Poche-Sanderson, the undertaker, is therefore a provincial copy of Walter Cronk. Walter visits his project in Baghdad where he is building an international school, but the site manager has been mistreating the Iraqi workers, and excavation uncovers one of Saddam Hussein’s mass graves. Morgan’s narration dwells unduly, one feels, on Walter’s ignorance and lack of inner life, but later, discussing the transience of democracy and the need for strong leadership in the West, he becomes surprisingly articulate. In Kuwait City, where he is building an interment camp for terror suspects to replace Guantánamo Bay, Walter sleeps with a Kuwaiti news reporter, but she is shot in the head by an insurgent sniper, live while reporting on a suicide bombing at the site. As the 7/7 attacks bring the War on Terror to London, Walter is ousted from his company and begins a new career with an arms manufacturer in Newport. Beatrice separates from Walter and ends her affair, settling, somewhat incredibly, for a fling with Poche-Sanderson. Raymond discovers that the land adjoining Tŷ’n Llidiart is not his, as he believed, but Hannah Priddy’s, and Hannah has sold it to Poche-Sanderson for development. He returns to his loneliness in Oxford and his books, pausing only to call on Hannah, whom he offers tactfully to take outside in her wheelchair for a walk before unplugging her life-support machine.
So what is a reader to make of this beautifully-written, brilliantly-structured, yet contrived and unfeeling second book? How important is it in a work of fiction if To the Lighthouse was inspired by Tenby, not St. Ives, if von Salomé met Virginia Woolf and Ernest Rhys, or even if Raymond is connected to Woolf by blood? Will such chance and tenuous connections seem historically significant to English readers, or culturally validating to readers in Wales? What significance does the Middle East have in a novel so aloof from normal life, and can meaningful parallels really be drawn between the prison camp imposed on the people of Kuwait and the heritage centre imposed on Raymond?
Raymond’s act of homicide is more puzzling still, and if Morgan is aiming for an unexceptionable literary novel, this is where her guard most slips. For even if euthanasia without specific consent or clinical involvement is permissible on compassionate grounds, is Raymond qualified to exercise that compassion? Does he think he has power over Hannah because he is the child of her former employees and pays for her nursing, and is it irrelevant that she has sold land he wanted to keep?

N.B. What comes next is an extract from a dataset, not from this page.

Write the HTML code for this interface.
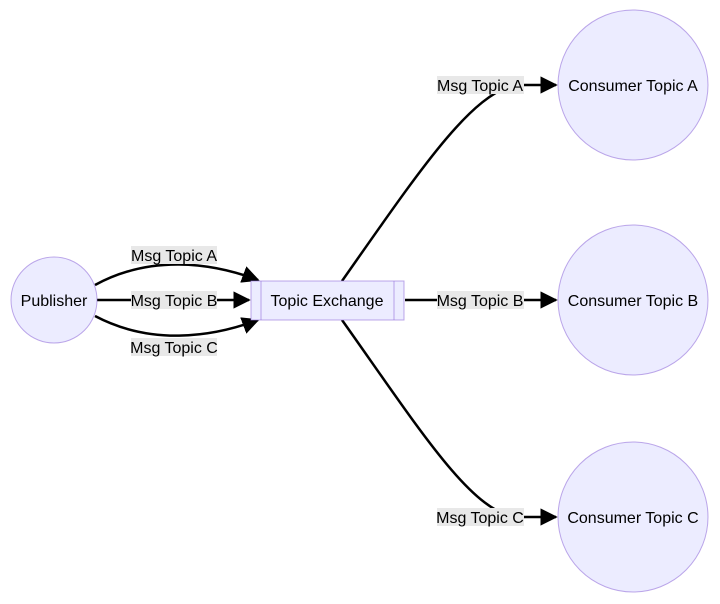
<!DOCTYPE html>
<html><head><style>body{margin:0;background:#fff;}svg{display:block}</style></head><body>
<svg width="720" height="604" xmlns="http://www.w3.org/2000/svg" font-family="Liberation Sans, Arial, sans-serif">
<defs><marker id="a" viewBox="0 0 10 10" refX="9" refY="5" markerWidth="7" markerHeight="7" orient="auto"><path d="M0,0L10,5L0,10z" fill="#000"/></marker></defs>
<g fill="none" stroke="#000" stroke-width="2.5">
<path d="M95,285 C150,255 210,262 258,280" marker-end="url(#a)"/>
<path d="M97,300 L249,300" marker-end="url(#a)"/>
<path d="M95,316 C150,345 210,338 258,320" marker-end="url(#a)"/>
<path d="M342,281 C420,170 470,95 515,85 L556,85" marker-end="url(#a)"/>
<path d="M405,300 L556,300" marker-end="url(#a)"/>
<path d="M342,320 C420,430 470,510 515,517 L556,517" marker-end="url(#a)"/>
</g>
<circle cx="54" cy="300" r="43" fill="#ececff" stroke="#9370db" stroke-opacity="0.6"/>
<text x="54" y="306" text-anchor="middle" font-size="16">Publisher</text>
<rect x="251" y="281" width="153" height="39" fill="#ececff" stroke="#9370db" stroke-opacity="0.6"/>
<line x1="261" y1="281" x2="261" y2="320" stroke="#9370db" stroke-opacity="0.6"/>
<line x1="394" y1="281" x2="394" y2="320" stroke="#9370db" stroke-opacity="0.6"/>
<text x="327" y="306" text-anchor="middle" font-size="16">Topic Exchange</text>
<g fill="#ececff" stroke="#9370db" stroke-opacity="0.6">
<circle cx="633" cy="85" r="75"/><circle cx="633" cy="300" r="75"/><circle cx="633" cy="517" r="75"/></g>
<g font-size="16" text-anchor="middle">
<text x="633" y="91">Consumer Topic A</text><text x="633" y="306">Consumer Topic B</text><text x="633" y="523">Consumer Topic C</text></g>
<g fill="#e8e8e8"><rect x="131" y="246" width="86" height="18"/><rect x="131" y="291" width="86" height="18"/><rect x="131" y="338" width="86" height="18"/>
<rect x="437" y="76" width="87" height="18"/><rect x="437" y="291" width="87" height="18"/><rect x="437" y="508" width="87" height="18"/></g>
<g font-size="16" text-anchor="middle">
<text x="174" y="261">Msg Topic A</text><text x="174" y="306">Msg Topic B</text><text x="174" y="353">Msg Topic C</text>
<text x="480" y="91">Msg Topic A</text><text x="480" y="306">Msg Topic B</text><text x="480" y="523">Msg Topic C</text></g>
</svg>
</body></html>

There is something deeply displeasing in Raymond’s assumption that an old age less privileged than his own will be is not worth having, or that a woman who can talk, reason and read the paper is helpless and lost to herself. The way that minor characters fare in fiction reflects the way that marginal figures fare in life, and so learned and sensitive a writer as Clare Morgan ought to know this. One admires this novel for its erudition, its poetry and its acute understanding of male and female passion, but there is something missing from its heart.